● REQUIRED TASK
Check each line of the records below for the word "file" and copy those where it appears.

● RECORDS SUPPLIED
BEGIN

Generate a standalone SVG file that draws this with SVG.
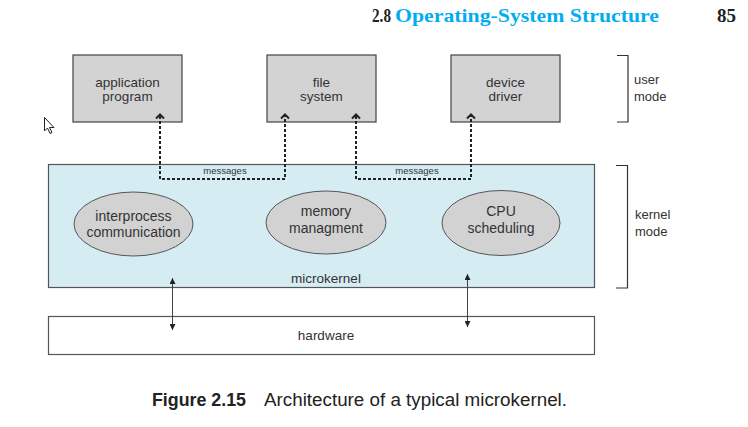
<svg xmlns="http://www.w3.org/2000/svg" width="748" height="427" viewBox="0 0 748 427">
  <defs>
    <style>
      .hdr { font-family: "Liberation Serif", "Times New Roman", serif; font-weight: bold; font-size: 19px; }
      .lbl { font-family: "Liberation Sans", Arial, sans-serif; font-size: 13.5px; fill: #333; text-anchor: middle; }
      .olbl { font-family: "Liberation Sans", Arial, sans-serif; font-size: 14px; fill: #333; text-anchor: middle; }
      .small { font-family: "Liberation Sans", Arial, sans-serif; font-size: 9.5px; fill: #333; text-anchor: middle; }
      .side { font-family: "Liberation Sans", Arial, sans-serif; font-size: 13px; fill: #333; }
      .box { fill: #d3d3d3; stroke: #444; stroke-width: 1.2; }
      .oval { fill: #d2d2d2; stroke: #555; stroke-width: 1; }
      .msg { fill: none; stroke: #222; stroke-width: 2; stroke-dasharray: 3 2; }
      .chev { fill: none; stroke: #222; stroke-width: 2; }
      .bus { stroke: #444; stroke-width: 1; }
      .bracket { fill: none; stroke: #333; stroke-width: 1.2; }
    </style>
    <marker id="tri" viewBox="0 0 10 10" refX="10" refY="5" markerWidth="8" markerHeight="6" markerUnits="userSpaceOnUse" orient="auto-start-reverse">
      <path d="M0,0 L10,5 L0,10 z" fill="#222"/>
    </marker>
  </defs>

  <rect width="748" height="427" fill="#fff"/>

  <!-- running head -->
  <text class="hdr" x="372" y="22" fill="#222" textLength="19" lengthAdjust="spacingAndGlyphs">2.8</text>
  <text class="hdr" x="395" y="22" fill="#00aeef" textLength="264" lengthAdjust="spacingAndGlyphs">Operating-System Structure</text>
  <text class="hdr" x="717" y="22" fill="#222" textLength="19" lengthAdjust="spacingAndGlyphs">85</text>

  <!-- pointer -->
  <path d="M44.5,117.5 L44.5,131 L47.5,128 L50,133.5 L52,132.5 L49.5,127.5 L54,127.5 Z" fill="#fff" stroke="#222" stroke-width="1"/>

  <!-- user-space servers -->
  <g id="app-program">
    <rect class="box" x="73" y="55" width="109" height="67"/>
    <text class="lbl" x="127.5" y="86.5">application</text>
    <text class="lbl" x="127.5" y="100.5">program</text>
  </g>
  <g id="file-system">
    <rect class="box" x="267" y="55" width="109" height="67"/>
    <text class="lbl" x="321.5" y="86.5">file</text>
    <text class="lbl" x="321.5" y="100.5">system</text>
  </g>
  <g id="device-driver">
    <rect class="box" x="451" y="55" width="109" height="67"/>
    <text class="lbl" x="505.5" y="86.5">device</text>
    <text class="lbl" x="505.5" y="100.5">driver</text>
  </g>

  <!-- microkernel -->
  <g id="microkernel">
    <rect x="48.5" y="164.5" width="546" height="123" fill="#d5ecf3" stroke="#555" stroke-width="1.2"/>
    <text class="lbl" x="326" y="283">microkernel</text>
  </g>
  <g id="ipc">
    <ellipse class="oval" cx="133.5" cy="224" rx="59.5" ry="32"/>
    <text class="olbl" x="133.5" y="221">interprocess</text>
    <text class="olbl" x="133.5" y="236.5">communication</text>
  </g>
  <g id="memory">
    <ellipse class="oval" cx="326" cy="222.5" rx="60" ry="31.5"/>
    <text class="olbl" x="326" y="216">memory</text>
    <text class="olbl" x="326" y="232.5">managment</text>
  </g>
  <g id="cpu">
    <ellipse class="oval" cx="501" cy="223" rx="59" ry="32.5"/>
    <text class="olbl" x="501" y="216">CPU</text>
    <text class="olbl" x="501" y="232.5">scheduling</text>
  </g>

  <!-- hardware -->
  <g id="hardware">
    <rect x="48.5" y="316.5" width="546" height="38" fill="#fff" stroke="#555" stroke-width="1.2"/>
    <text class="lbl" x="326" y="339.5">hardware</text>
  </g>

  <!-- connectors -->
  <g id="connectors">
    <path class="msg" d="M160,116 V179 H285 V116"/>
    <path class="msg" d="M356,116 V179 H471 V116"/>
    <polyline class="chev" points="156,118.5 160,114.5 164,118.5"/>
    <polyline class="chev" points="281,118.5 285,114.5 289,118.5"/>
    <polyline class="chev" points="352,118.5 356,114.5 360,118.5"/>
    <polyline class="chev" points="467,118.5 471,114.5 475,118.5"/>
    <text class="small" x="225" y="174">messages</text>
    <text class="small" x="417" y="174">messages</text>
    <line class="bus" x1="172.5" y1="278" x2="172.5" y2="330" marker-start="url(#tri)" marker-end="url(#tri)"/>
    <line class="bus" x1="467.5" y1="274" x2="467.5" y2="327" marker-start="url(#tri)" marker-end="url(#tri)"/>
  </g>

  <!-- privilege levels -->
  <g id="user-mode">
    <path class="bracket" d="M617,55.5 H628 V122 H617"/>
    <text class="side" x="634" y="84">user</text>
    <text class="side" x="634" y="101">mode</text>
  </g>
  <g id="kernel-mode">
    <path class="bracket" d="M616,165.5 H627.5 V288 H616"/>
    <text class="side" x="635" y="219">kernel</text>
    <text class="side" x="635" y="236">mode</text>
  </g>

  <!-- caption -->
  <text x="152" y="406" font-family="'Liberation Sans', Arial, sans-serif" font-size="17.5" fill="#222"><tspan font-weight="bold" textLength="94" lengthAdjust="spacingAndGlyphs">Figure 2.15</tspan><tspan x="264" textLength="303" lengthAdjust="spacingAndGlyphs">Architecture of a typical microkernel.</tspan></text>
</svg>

END
BEGIN

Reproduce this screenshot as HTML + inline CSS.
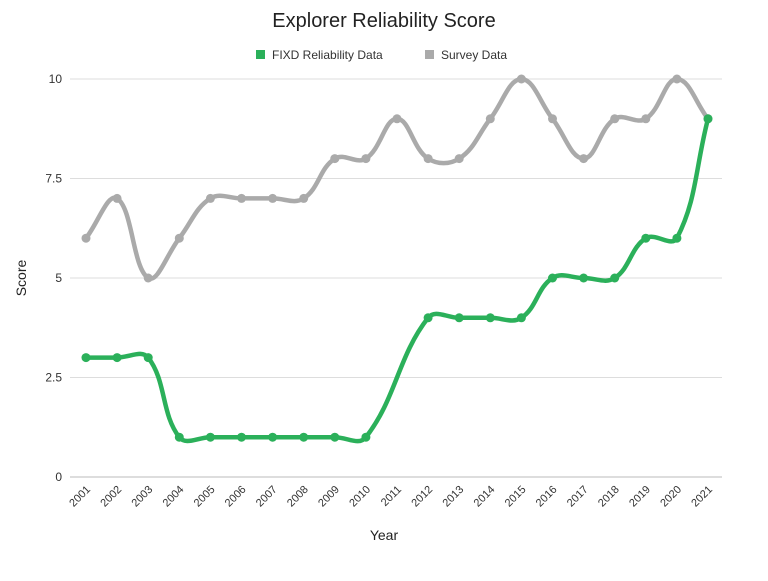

END
BEGIN

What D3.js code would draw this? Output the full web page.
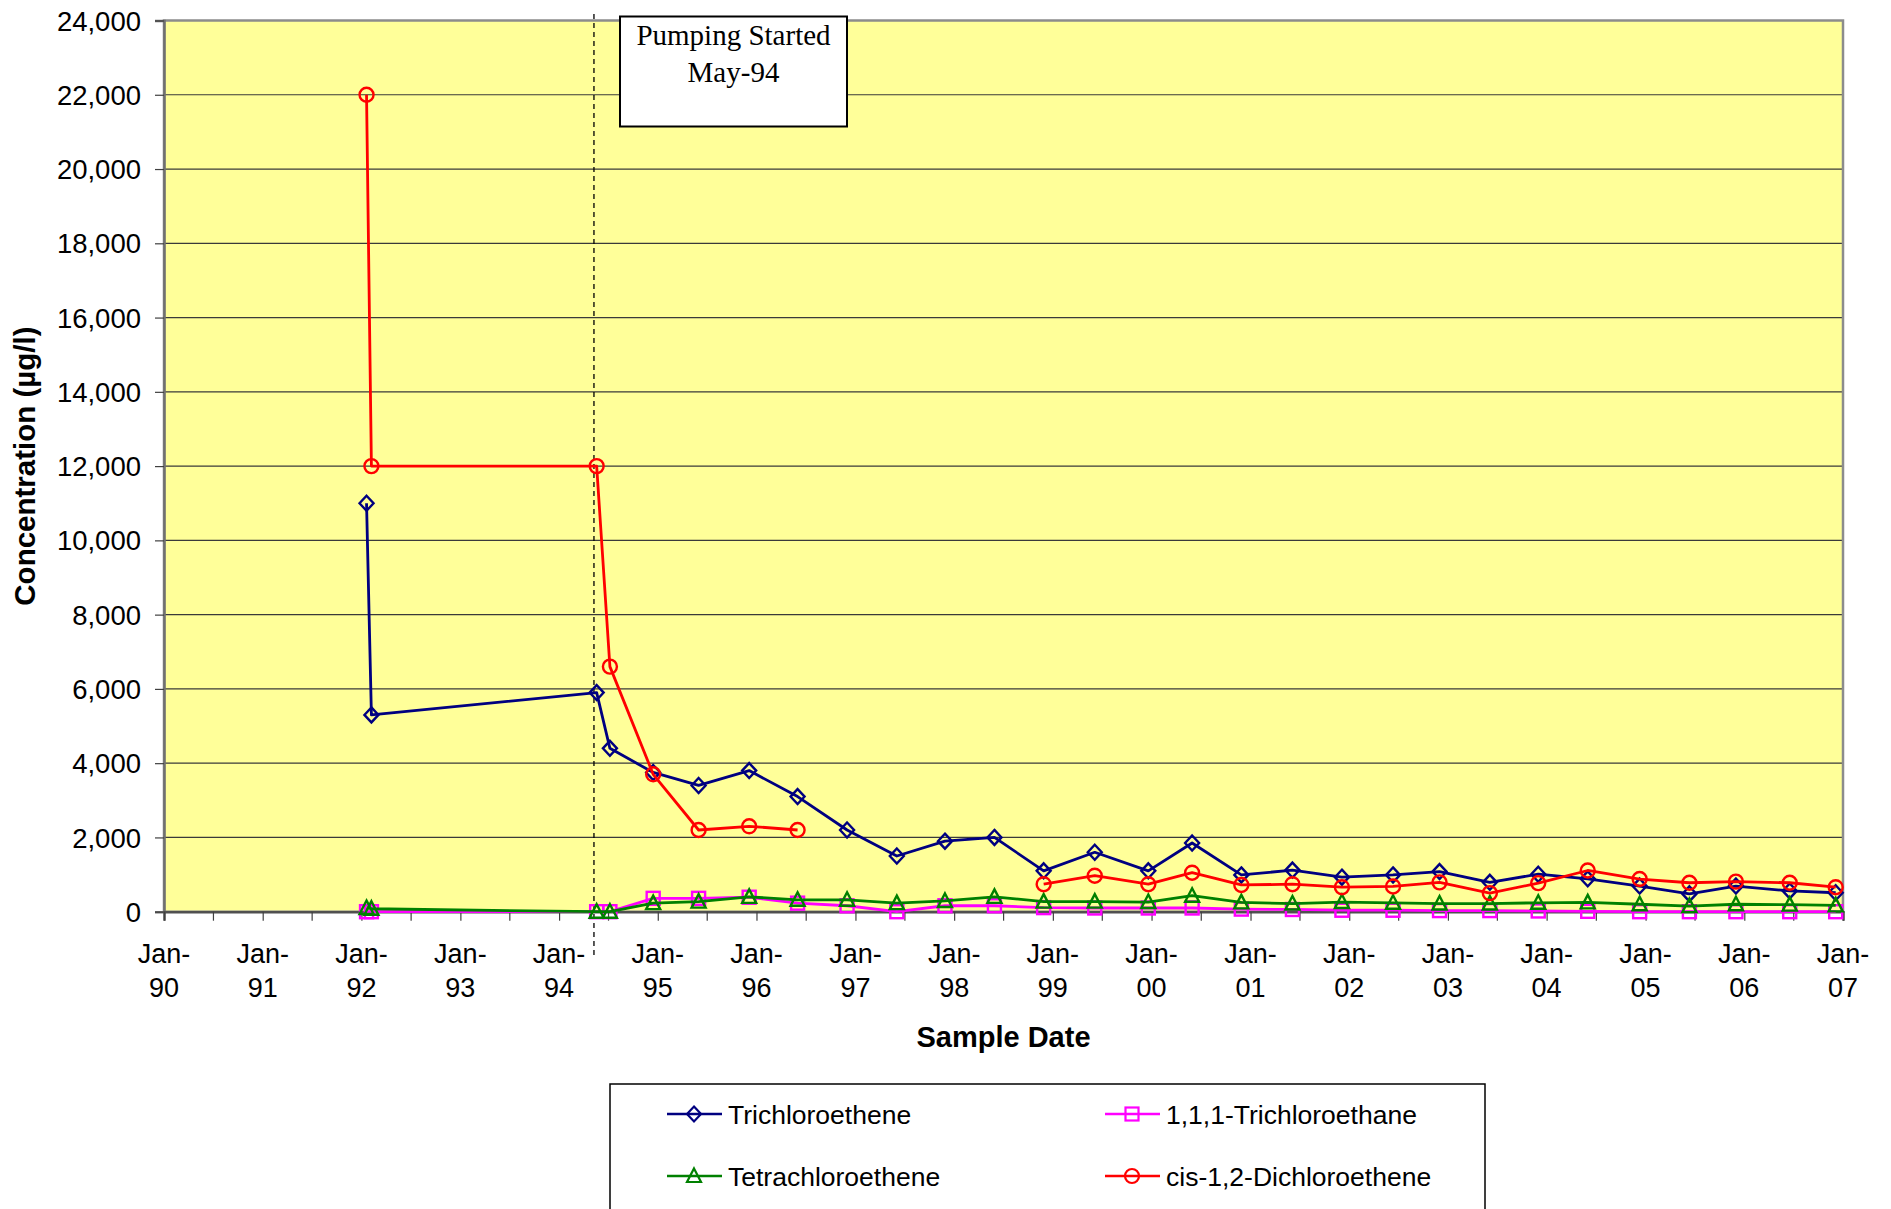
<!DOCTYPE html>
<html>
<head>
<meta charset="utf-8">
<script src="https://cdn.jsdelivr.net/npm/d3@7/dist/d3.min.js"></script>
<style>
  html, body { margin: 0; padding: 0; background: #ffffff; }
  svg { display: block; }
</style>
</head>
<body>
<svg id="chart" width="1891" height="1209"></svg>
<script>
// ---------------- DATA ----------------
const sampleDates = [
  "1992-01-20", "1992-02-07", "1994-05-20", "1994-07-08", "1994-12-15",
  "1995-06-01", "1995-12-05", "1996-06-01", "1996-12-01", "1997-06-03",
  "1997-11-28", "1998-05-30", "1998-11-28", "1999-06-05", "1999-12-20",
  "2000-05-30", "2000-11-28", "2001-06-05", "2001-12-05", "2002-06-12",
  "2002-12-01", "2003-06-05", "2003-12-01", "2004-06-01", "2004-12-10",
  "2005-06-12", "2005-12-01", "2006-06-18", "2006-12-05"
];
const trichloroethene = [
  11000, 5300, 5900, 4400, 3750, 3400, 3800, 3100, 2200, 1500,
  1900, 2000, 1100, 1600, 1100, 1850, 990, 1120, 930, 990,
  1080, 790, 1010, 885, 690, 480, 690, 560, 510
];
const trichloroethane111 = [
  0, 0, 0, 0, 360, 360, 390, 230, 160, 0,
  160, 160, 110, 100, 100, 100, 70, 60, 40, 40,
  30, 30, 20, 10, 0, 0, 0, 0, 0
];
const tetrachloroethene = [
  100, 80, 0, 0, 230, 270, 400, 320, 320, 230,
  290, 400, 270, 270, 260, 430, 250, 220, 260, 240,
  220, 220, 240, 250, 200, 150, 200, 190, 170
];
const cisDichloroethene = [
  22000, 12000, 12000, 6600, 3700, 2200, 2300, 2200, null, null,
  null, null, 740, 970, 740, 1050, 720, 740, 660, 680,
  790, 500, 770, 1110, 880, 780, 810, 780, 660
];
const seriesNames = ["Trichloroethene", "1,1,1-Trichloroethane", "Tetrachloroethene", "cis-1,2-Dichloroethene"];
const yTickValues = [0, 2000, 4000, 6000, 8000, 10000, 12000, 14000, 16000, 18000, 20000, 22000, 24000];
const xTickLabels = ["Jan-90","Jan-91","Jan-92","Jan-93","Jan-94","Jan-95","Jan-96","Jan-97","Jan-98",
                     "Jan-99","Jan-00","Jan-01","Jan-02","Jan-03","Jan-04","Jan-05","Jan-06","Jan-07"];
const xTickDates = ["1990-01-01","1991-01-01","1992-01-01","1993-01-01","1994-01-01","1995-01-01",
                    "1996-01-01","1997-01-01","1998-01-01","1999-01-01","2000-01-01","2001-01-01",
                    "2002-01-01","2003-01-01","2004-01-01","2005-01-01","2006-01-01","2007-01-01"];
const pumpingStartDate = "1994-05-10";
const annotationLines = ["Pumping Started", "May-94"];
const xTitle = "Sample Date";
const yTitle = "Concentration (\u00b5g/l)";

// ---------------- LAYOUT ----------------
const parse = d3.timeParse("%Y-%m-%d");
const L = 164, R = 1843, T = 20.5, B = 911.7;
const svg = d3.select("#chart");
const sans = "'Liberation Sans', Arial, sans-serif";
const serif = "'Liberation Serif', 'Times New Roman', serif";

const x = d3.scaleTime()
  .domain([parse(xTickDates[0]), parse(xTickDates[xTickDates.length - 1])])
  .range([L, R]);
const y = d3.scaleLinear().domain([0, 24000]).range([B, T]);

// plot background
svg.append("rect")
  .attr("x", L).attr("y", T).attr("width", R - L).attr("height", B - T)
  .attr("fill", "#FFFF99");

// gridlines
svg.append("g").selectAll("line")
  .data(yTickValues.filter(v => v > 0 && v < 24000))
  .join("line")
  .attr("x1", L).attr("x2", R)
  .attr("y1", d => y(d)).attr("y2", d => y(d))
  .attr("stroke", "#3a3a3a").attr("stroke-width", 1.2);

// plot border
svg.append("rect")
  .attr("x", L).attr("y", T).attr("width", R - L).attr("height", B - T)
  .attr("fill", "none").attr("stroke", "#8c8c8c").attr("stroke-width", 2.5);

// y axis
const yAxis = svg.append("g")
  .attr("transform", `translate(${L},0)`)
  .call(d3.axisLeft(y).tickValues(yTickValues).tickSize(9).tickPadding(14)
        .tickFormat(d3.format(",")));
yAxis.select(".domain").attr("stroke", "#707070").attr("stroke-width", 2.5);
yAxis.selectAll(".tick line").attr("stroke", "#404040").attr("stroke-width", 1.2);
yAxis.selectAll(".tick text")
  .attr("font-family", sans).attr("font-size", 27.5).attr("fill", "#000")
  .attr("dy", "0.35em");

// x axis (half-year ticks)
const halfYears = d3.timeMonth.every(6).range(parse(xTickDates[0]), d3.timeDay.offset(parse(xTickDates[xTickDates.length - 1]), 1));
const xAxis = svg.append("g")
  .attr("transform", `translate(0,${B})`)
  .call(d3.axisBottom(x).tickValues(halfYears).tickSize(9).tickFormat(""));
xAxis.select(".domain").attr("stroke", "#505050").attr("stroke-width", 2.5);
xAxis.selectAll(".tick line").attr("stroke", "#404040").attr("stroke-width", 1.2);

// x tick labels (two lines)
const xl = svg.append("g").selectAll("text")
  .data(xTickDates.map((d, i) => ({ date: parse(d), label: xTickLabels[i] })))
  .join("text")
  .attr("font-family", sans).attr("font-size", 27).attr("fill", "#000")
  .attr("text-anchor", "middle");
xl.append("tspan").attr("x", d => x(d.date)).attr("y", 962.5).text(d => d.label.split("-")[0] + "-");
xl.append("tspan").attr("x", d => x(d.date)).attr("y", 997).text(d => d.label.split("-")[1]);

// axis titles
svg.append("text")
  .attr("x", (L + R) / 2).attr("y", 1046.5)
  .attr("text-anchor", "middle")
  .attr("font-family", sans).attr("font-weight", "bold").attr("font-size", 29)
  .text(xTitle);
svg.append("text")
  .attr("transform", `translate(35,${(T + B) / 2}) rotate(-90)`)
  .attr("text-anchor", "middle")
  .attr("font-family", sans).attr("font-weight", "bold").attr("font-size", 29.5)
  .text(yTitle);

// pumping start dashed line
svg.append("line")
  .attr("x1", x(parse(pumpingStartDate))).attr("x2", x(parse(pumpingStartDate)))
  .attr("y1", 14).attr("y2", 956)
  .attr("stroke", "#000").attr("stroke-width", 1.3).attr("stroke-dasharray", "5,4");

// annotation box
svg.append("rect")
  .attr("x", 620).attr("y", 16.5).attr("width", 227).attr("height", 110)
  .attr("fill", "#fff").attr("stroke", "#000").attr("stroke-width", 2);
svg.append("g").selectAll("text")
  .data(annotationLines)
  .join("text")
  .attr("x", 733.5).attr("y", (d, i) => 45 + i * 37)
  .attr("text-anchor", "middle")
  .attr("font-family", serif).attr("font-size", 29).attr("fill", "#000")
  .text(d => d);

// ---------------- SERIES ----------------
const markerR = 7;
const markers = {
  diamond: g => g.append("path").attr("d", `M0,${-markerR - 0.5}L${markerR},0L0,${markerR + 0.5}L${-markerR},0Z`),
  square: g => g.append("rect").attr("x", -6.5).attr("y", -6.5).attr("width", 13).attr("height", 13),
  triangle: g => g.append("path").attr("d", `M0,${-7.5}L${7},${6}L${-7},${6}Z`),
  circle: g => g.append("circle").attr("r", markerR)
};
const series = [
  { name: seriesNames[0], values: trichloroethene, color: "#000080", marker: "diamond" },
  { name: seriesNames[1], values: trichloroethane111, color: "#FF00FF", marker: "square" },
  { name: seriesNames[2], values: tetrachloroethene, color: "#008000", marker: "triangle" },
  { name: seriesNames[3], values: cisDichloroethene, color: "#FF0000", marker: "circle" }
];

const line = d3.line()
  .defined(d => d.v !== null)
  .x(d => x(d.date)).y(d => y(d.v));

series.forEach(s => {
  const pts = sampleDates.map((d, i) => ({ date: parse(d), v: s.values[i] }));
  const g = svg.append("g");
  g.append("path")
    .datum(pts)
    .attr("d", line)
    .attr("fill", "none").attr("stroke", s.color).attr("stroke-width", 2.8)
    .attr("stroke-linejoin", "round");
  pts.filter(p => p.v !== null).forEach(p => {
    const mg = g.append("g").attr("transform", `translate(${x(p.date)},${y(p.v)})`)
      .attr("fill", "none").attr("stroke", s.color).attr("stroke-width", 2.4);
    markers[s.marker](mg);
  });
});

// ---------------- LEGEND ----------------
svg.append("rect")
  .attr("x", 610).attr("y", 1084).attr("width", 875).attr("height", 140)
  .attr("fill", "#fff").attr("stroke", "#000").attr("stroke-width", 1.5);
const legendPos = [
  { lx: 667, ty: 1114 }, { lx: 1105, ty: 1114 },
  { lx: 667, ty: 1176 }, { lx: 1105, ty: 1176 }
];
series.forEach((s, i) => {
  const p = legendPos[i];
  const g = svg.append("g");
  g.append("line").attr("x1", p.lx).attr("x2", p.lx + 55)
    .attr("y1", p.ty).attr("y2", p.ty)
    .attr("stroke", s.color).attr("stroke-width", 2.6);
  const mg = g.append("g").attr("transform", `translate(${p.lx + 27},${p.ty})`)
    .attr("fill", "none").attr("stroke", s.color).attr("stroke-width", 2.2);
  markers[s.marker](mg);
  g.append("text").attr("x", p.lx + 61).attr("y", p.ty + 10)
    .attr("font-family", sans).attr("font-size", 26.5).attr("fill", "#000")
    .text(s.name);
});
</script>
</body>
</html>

END

● FULL SOLUTION
Generate a standalone SVG file that draws this with SVG.
  <g id="file-system">
    <text class="lbl" x="321.5" y="86.5">file</text>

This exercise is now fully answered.